First, let's make our matrix simpler by doing some row operations, just like when we solve systems of equations. This helps us see things more clearly!
Our matrix is:
$$ \begin{bmatrix} 1 & 2 & 4 \\ -1 & 2 & 1 \end{bmatrix} $$

**Step 1: Simplify the matrix (get it into Row Echelon Form)**
We want to get a zero in the bottom-left corner. We can do this by adding the first row to the second row (Row2 = Row2 + Row1):
$$ \begin{bmatrix} 1 & 2 & 4 \\ -1+1 & 2+2 & 1+4 \end{bmatrix} = \begin{bmatrix} 1 & 2 & 4 \\ 0 & 4 & 5 \end{bmatrix} $$
Now, this matrix is in a simplified form called "row echelon form." Notice how the first non-zero number in the second row is to the right of the first non-zero number in the first row.

**(a) Finding the Rank:**
The rank of the matrix is just the number of rows that are *not* all zeros in our simplified matrix.
In our simplified matrix:
$$ \begin{bmatrix} 1 & 2 & 4 \\ 0 & 4 & 5 \end{bmatrix} $$
Both rows have numbers other than zero! So, there are 2 non-zero rows.
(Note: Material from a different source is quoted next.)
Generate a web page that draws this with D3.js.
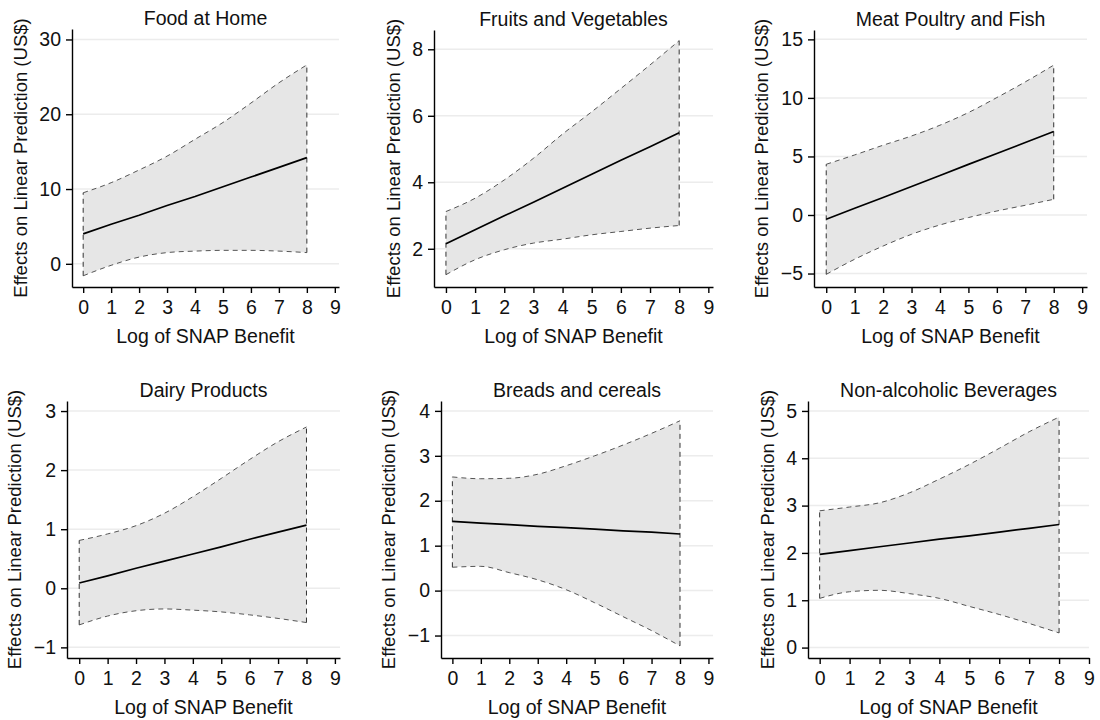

That means the rank of the matrix is **2**.

**(b) Finding a Basis for the Row Space:**
A basis for the row space is simply the set of all the non-zero rows from our simplified matrix. These rows are like the basic building blocks for any other row in the original matrix.
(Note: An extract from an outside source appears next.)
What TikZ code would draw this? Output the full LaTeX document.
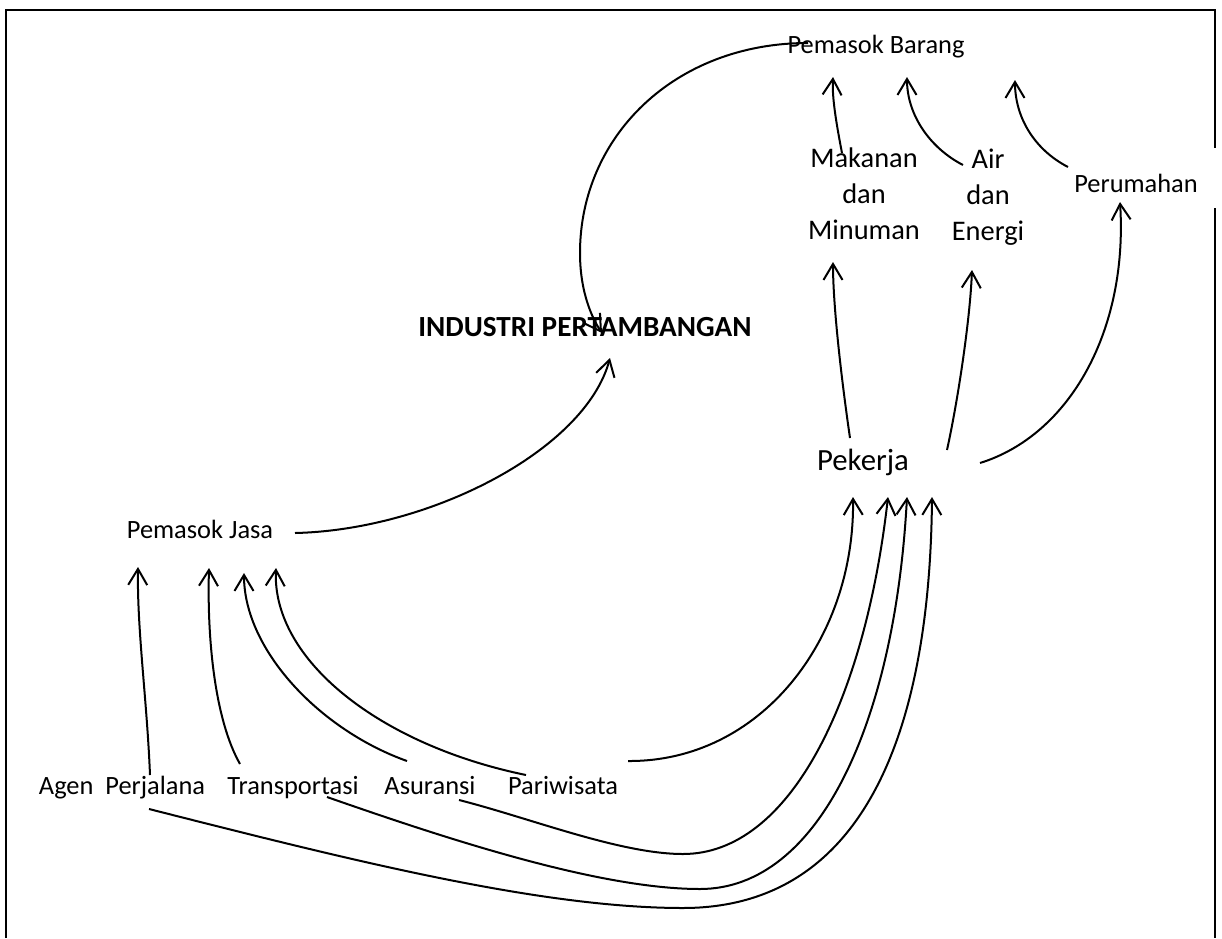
\documentclass[tikz,border=0pt]{standalone}
\usepackage{fontspec}
\setmainfont{Carlito}
\usetikzlibrary{arrows.meta,calc}

\begin{document}
\begin{tikzpicture}[
        x=0.5pt, y=-0.5pt,
        every node/.style={inner sep=0pt, outer sep=0pt, align=center},
        small/.style={font=\fontsize{13.2}{16}\selectfont},
        mid/.style={font=\fontsize{14.2}{18}\selectfont},
        big/.style={font=\fontsize{15.4}{18}\selectfont},
        title/.style={font=\fontsize{14.6}{18}\selectfont\bfseries},
        link/.style={line width=1pt, -{Straight Barb[length=8pt,width=9.5pt]}}
    ]
    \useasboundingbox (0,0) rectangle (1222,938);
    % frame (open at the bottom)
    \draw[line width=1.1pt] (6,938) -- (6,10) -- (1215,10) -- (1215,148);
    \draw[line width=1.1pt] (1215,208) -- (1215,938);

    % Top: goods suppliers
    \node[small] (barang) at (876,47) {Pemasok Barang};
    \node[mid] (mak) at (864,194) {Makanan\\dan\\Minuman};
    \node[mid] (air) at (988,197) {Air\\dan\\Energi};
    \node[small] (rum) at (1136,183) {Perumahan};
    % Middle
    \node[title] (ind) at (585,327) {INDUSTRI PERTAMBANGAN};
    \node[big] (pek) at (863,462) {Pekerja};
    \node[small] (jasa) at (200,529) {Pemasok Jasa};
    % Bottom: service suppliers (on one baseline)
    \node[small, anchor=base] (agen) at (122,794) {Agen\ \ Perjalana};
    \node[small, anchor=base] (trans) at (293,794) {Transportasi};
    \node[small, anchor=base] (asur) at (430,794) {Asuransi};
    \node[small, anchor=base] (pari) at (563,794) {Pariwisata};

    % into the industry
    \draw[link] ($(jasa)+(95,4)$) .. controls (430,530) and (585,450) .. ($(ind)+(25,31)$);
    \draw[link] ($(barang)+(-68,-4)$) .. controls (674,43) and (580,137) .. (580,253)
        .. controls (580,292) and (592,318) .. ($(ind)+(17,6)$);
    % into Pemasok Barang
    \draw[link] ($(mak)+(-22,-41)$) .. controls (836,122) and (832,97) .. ($(barang)+(-43,30)$);
    \draw[link] ($(air)+(-25,-32)$) .. controls (930,148) and (907,115) .. ($(barang)+(31,30)$);
    \draw[link] ($(rum)+(-68,-16)$) .. controls (1035,150) and (1015,118) .. ($(barang)+(139,33)$);
    % from Pekerja
    \draw[link] ($(pek)+(-13,-24)$) .. controls (843,390) and (833,310) .. ($(mak)+(-31,68)$);
    \draw[link] ($(pek)+(84,-12)$) .. controls (958,400) and (970,320) .. ($(air)+(-16,73)$);
    \draw[link] ($(pek)+(117,1)$) .. controls (1070,435) and (1128,330) .. ($(rum)+(-16,19)$);
    % into Pemasok Jasa
    \draw[link] ($(agen.base)+(28,-19)$) .. controls (147,700) and (137,630) .. ($(jasa)+(-62,38)$);
    \draw[link] ($(trans.base)+(-53,-30)$) .. controls (215,720) and (207,640) .. ($(jasa)+(9,39)$);
    \draw[link] ($(asur.base)+(-23,-33)$) .. controls (320,730) and (244,650) .. ($(jasa)+(44,44)$);
    \draw[link] ($(pari.base)+(-37,-19)$) .. controls (380,745) and (272,660) .. ($(jasa)+(76,39)$);
    % into Pekerja
    \draw[link] ($(pari.base)+(65,-33)$) .. controls (760,762) and (855,640) .. ($(pek)+(-10,35)$);
    \draw[link] ($(asur.base)+(29,6)$) .. controls (530,818) and (620,854) .. (683,854)
        .. controls (790,854) and (865,700) .. ($(pek)+(25,35)$);
    \draw[link] ($(trans.base)+(34,3)$) .. controls (450,840) and (600,889) .. (700,889)
        .. controls (820,889) and (895,720) .. ($(pek)+(44,35)$);
    \draw[link] ($(agen.base)+(27,15)$) .. controls (350,860) and (540,908) .. (683,908)
        .. controls (870,908) and (930,720) .. ($(pek)+(69,35)$);
\end{tikzpicture}
\end{document}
From our simplified matrix, the non-zero rows are:
$(1, 2, 4)$ and $(0, 4, 5)$.
So, a basis for the row space is **$\{(1, 2, 4), (0, 4, 5)\}$**.

**(c) Finding a Basis for the Column Space:**
This one is a little trickier, but still fun! We look at our simplified matrix again to see where the "leading" non-zero numbers are (these are called pivots).
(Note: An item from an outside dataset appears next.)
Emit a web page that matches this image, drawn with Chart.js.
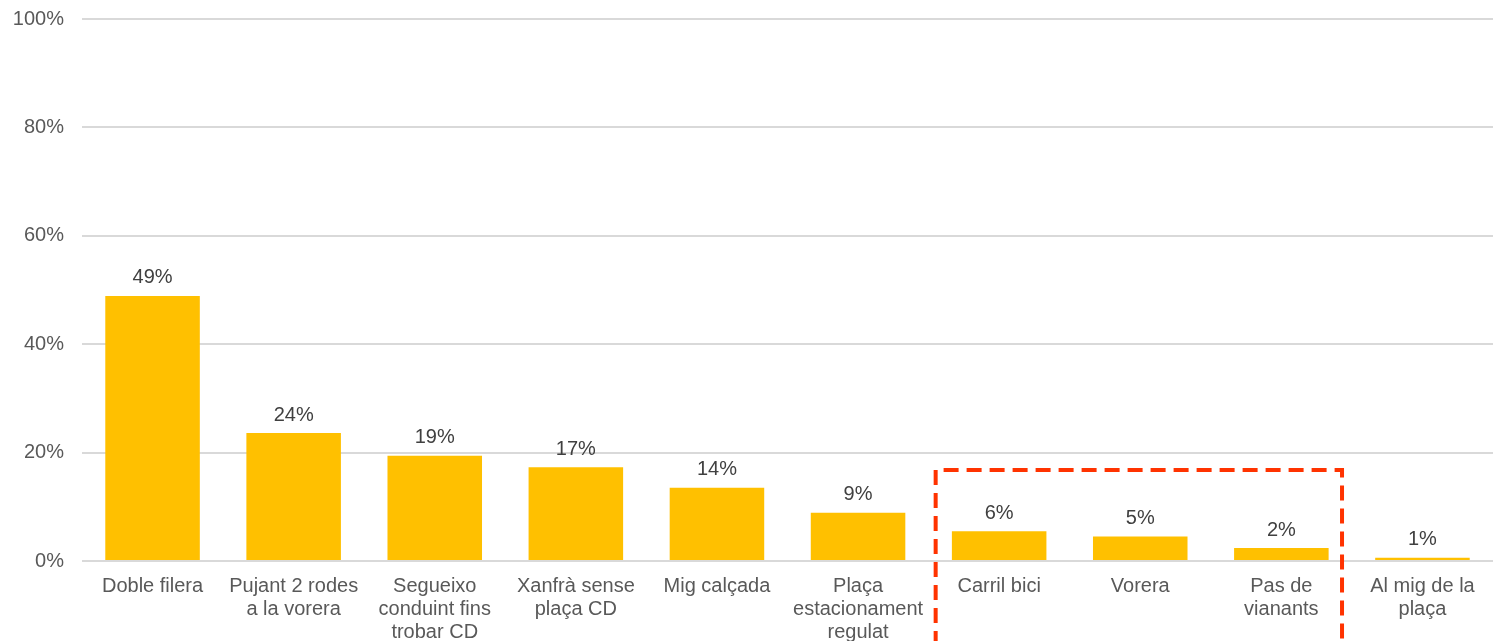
<!DOCTYPE html>
<html>
<head>
<meta charset="utf-8">
<script src="https://cdn.jsdelivr.net/npm/chart.js@4"></script>
<style>
  html, body { margin: 0; padding: 0; background: #fff; }
  #wrap { width: 1493px; height: 641px; }
</style>
</head>
<body>
<div id="wrap"><canvas id="grafic"></canvas></div>
<script>
// Llocs on s'aparca (percentatge)
const categories = [
    'Doble filera',
    ['Pujant 2 rodes', 'a la vorera'],
    ['Segueixo', 'conduint fins', 'trobar CD'],
    ['Xanfrà sense', 'plaça CD'],
    'Mig calçada',
    ['Plaça', 'estacionament', 'regulat'],
    'Carril bici',
    'Vorera',
    ['Pas de', 'vianants'],
    ['Al mig de la', 'plaça']
];
const valors = [48.9, 23.6, 19.4, 17.3, 13.5, 8.9, 5.5, 4.5, 2.4, 0.6];
const ticksY = [0, 20, 40, 60, 80, 100];

// grup destacat amb el requadre vermell
const destacats = [6, 8];   // primer i últim índex
const altDestacat = 16.8;   // fins on arriba el requadre (%)

const font = 'Liberation Sans, Arial, sans-serif';

const etiquetes = {
    id: 'etiquetes',
    afterDatasetsDraw(chart) {
        const ctx = chart.ctx;
        const meta = chart.getDatasetMeta(0);
        ctx.save();
        ctx.font = '20px ' + font;
        ctx.fillStyle = '#404040';
        ctx.textAlign = 'center';
        ctx.textBaseline = 'bottom';
        meta.data.forEach((bar, i) => {
            ctx.fillText(Math.round(valors[i]) + '%', bar.x, bar.y - 8);
        });
        ctx.restore();
    }
};

const requadre = {
    id: 'requadre',
    afterDraw(chart) {
        const x = chart.scales.x, y = chart.scales.y;
        const pas = x.getPixelForValue(1) - x.getPixelForValue(0);
        const esq = x.getPixelForValue(destacats[0]) - pas * 0.45;
        const dre = x.getPixelForValue(destacats[1]) + pas * 0.43;
        const dalt = y.getPixelForValue(altDestacat);
        const ctx = chart.ctx;
        ctx.save();
        ctx.strokeStyle = '#ff3300';
        ctx.lineWidth = 4;
        ctx.setLineDash([15, 8]);
        ctx.beginPath();
        ctx.moveTo(esq, chart.height + 5);
        ctx.lineTo(esq, dalt);
        ctx.lineTo(dre, dalt);
        ctx.lineTo(dre, chart.height + 5);
        ctx.stroke();
        ctx.restore();
    }
};

new Chart(document.getElementById('grafic'), {
    type: 'bar',
    data: {
        labels: categories,
        datasets: [{
            data: valors,
            backgroundColor: '#ffc000',
            barPercentage: 0.67,
            categoryPercentage: 1
        }]
    },
    options: {
        responsive: true,
        maintainAspectRatio: false,
        animation: false,
        layout: { padding: { top: 19, right: 0, left: 0, bottom: 0 } },
        plugins: {
            legend: { display: false },
            tooltip: { enabled: false }
        },
        scales: {
            x: {
                grid: { display: false },
                border: { display: false },
                ticks: {
                    color: '#595959',
                    font: { family: font, size: 20, lineHeight: 1.15 },
                    maxRotation: 0,
                    autoSkip: false,
                    padding: 6
                },
                afterFit(scale) { scale.height = 80; }
            },
            y: {
                min: 0,
                max: 100,
                afterBuildTicks(scale) { scale.ticks = ticksY.map(v => ({ value: v })); },
                grid: { color: '#d9d9d9', lineWidth: 2, drawTicks: false },
                border: { display: false },
                ticks: {
                    color: '#595959',
                    font: { family: font, size: 20 },
                    padding: 18,
                    callback: v => v + '%'
                },
                afterFit(scale) {
                    scale.width = 82;
                    scale.paddingTop = 0;
                    scale.paddingBottom = 0;
                }
            }
        }
    },
    plugins: [etiquetes, requadre]
});
</script>
</body>
</html>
$$ \begin{bmatrix} \mathbf{1} & 2 & 4 \\ 0 & \mathbf{4} & 5 \end{bmatrix} $$
The first non-zero number in the first row is in the *first column*.
The first non-zero number in the second row is in the *second column*.
These "pivot" positions tell us which columns from the *original* matrix are the important ones that form a basis for the column space.
Let's look at the original matrix columns:
Column 1: $\begin{bmatrix} 1 \\ -1 \end{bmatrix}$
Column 2: $\begin{bmatrix} 2 \\ 2 \end{bmatrix}$
Column 3: $\begin{bmatrix} 4 \\ 1 \end{bmatrix}$
Since the pivots were in the first and second columns of our simplified matrix, we take the first and second columns from the *original* matrix.
So, a basis for the column space is **$\left\{ \begin{bmatrix} 1 \\ -1 \end{bmatrix}, \begin{bmatrix} 2 \\ 2 \end{bmatrix} \right\}$**.